Deep Dive: How the Court Reached Its Decision
Applicable Legal Standard
The court began by establishing the standard for evaluating a motion to dismiss under Federal Rule of Civil Procedure 12(b)(6). It stated that all factual allegations in the plaintiff's complaint must be accepted as true, and inferences must be drawn in the light most favorable to the plaintiff. The court highlighted that dismissal was only appropriate when it was clear that the plaintiff could prove no set of facts that would entitle her to relief. This standard underscored the court's commitment to ensuring that plaintiffs have the opportunity to present their cases unless there was unequivocal evidence that their claims were untenable. The court referenced prior cases to reinforce its position, indicating that the threshold for dismissal was high and favored allowing cases to proceed unless absolutely necessary to prevent a manifest injustice.
Federal Preemption
The court analyzed the issue of federal preemption under the Employee Retirement Income Security Act (ERISA). It explained that Section 514 of ERISA broadly preempts any state laws that "relate to" employee benefit plans. The court noted that a law relates to an employee benefit plan if it has a connection with or reference to such a plan. It cited prior case law indicating that even state laws of general application could be preempted if they had an indirect effect on ERISA plans.
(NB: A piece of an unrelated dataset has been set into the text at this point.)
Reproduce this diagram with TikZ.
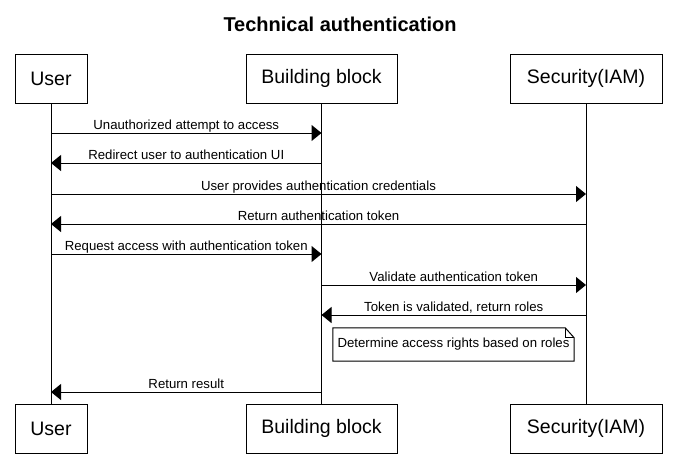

The court emphasized that state law claims that provide alternative causes of action to recover benefits protected by ERISA are preempted, as the exclusive civil enforcement remedies under ERISA are intended to govern such disputes. Thus, the court concluded that the plaintiff's breach of contract claims, which aimed to recover benefits under the insurance policies associated with her husband's employment, were preempted by ERISA, as they sought to enforce rights that ERISA already regulated.
Opportunity to Amend
Despite the finding of preemption, the court did not dismiss the plaintiff's claims outright. Instead, it recognized the potential for the plaintiff to amend her complaint to assert claims under ERISA’s civil enforcement provisions. The court reasoned that dismissing the claims entirely would be wasteful and inequitable, particularly since the initial complaint was filed in state court, where the plaintiff framed her claims according to state law standards. The court acknowledged that it was common for plaintiffs to plead claims in terms that align with state law, particularly in cases involving insurance benefits, and that this should not penalize them by precluding their ability to pursue valid claims under ERISA. The court thus granted the plaintiff leave to file an amended complaint, allowing her to potentially replead her claims under ERISA, thereby promoting judicial efficiency and fairness.
Conclusion
The court ultimately denied the defendants' motion to dismiss the plaintiff's state law breach of contract claims but recognized that these claims were preempted by ERISA. It emphasized that while the plaintiff’s claims as initially presented could not stand due to preemption, the opportunity to amend the complaint opened the door for the plaintiff to pursue her claims under the appropriate federal framework. The court instructed the plaintiff to file an amended complaint by a specified date, signaling its intent to facilitate a resolution that aligned with ERISA's civil enforcement scheme. This decision reflected the court's understanding of the complexities involved in transitioning from state law to federal claims in the context of employee benefit plans. The court's ruling aimed to balance the need for adherence to federal law with the plaintiff's right to seek redress for her claims.